> SET EXERCISE: Copy out, with no alterations, the lines below running from the one containing "Write the seaborn" to the one containing "import pandas as pd", inclusive at each end; pictures are omitted.

> DATA EXTRACT:
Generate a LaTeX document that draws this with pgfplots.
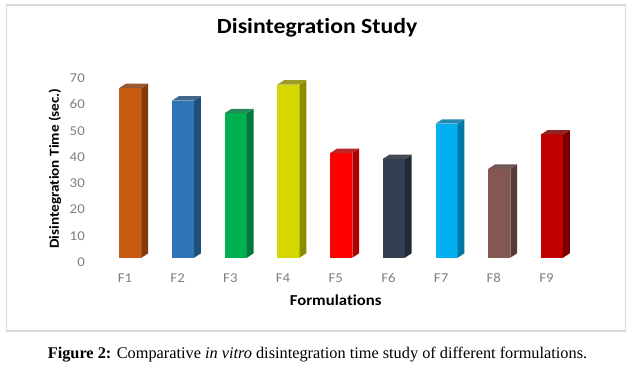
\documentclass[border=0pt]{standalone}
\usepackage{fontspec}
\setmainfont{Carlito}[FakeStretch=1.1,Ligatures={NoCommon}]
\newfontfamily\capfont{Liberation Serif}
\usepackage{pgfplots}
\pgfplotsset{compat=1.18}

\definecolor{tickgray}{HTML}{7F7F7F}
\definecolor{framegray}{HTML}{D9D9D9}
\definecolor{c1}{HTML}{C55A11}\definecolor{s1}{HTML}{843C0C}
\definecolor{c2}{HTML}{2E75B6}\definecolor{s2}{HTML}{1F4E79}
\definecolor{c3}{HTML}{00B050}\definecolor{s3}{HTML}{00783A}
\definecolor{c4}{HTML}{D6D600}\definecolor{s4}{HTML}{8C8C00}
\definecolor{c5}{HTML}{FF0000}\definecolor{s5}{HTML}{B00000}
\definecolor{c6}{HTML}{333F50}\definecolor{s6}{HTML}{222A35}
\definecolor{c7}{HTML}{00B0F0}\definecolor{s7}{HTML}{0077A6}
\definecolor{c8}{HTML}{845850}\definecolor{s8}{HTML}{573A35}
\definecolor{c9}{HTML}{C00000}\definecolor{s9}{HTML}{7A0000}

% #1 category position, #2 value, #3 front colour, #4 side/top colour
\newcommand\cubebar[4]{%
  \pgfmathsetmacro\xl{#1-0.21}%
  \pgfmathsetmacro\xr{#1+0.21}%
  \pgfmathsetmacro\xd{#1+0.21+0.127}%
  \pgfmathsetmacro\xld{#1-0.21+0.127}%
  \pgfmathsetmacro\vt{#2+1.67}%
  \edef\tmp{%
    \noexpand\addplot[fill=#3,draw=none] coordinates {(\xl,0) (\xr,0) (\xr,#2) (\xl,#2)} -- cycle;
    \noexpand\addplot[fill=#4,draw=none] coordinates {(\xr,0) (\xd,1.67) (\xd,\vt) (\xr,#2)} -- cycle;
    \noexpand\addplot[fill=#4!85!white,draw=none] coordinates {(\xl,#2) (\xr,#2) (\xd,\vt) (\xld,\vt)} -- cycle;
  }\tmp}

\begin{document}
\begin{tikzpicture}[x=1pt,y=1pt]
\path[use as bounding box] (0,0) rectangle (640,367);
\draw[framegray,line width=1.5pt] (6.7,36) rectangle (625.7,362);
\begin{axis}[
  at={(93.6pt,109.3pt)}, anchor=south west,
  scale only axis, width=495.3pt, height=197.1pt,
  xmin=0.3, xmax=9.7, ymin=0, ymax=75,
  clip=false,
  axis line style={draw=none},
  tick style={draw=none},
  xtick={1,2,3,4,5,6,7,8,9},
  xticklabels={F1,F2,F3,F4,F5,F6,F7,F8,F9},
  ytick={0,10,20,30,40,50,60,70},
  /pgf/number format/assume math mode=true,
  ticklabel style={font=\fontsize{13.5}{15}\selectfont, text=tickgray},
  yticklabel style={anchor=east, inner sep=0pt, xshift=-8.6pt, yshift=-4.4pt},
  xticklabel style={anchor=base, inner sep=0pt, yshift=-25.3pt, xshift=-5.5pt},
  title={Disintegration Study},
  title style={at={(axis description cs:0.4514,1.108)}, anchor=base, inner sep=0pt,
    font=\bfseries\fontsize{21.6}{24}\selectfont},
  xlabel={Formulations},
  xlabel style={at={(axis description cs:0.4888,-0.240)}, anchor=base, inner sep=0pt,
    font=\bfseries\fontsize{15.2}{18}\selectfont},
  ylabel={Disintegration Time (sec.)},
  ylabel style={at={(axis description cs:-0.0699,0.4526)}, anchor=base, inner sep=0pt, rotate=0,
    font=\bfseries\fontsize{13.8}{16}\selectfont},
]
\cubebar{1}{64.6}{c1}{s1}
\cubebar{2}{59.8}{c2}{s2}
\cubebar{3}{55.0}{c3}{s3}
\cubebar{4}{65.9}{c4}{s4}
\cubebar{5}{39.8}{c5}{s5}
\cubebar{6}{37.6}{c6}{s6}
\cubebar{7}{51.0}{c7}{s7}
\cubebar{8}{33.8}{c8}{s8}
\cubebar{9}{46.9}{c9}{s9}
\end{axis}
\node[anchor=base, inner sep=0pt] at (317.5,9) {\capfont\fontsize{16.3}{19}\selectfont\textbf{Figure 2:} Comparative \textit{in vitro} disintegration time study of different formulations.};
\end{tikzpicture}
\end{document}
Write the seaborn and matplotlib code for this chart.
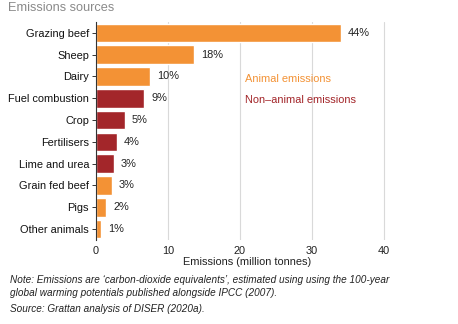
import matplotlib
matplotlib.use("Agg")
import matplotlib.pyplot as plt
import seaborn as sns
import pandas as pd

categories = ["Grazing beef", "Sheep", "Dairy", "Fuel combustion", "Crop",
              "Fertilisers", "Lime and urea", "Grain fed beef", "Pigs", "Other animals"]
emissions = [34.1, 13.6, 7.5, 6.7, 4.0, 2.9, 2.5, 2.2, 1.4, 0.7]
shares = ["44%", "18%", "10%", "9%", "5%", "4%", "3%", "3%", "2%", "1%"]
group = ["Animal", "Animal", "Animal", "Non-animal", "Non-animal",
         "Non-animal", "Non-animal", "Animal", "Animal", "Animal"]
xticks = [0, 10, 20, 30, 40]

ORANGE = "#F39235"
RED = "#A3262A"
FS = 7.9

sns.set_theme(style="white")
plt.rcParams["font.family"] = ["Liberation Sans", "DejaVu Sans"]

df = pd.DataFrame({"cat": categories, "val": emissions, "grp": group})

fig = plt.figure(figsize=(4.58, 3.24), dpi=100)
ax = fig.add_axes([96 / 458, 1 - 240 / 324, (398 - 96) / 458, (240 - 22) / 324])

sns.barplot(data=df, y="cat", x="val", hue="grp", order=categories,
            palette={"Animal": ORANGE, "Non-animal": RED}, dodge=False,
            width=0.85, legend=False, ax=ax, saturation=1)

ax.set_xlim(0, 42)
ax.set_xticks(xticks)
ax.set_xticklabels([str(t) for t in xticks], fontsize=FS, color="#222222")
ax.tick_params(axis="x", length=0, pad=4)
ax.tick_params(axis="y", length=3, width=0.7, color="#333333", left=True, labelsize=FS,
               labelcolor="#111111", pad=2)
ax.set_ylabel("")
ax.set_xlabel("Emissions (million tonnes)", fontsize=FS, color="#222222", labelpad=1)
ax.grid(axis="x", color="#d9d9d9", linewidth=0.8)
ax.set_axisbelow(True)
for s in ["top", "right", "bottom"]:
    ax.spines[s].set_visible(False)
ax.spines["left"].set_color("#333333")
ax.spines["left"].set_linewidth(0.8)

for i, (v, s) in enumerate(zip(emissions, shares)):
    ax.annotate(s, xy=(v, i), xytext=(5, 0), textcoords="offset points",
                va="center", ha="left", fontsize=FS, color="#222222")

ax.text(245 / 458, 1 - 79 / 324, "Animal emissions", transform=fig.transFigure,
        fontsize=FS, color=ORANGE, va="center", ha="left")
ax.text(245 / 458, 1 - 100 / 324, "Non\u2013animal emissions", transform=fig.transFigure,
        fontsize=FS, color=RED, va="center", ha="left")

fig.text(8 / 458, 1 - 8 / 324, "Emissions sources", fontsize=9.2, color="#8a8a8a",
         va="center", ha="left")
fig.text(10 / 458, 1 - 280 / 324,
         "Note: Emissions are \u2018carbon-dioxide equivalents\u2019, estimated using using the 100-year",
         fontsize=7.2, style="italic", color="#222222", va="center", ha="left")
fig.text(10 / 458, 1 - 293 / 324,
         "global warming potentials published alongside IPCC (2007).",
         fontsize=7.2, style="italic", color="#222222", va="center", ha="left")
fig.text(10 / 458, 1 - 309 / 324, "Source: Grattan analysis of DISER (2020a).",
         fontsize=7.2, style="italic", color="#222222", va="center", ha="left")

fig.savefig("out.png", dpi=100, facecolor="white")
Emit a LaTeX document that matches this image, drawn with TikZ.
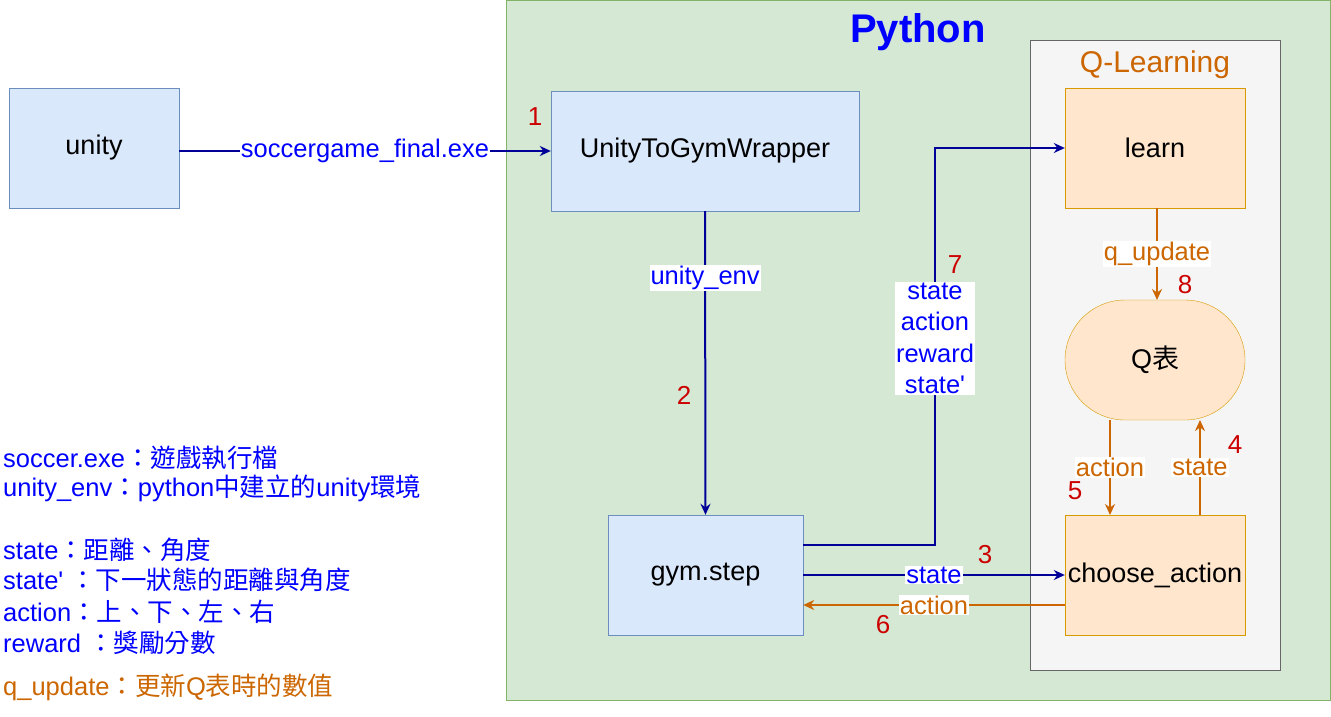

> COMPLETE ANSWER:
Write the seaborn and matplotlib code for this chart.
import matplotlib
matplotlib.use("Agg")
import matplotlib.pyplot as plt
import seaborn as sns
import pandas as pd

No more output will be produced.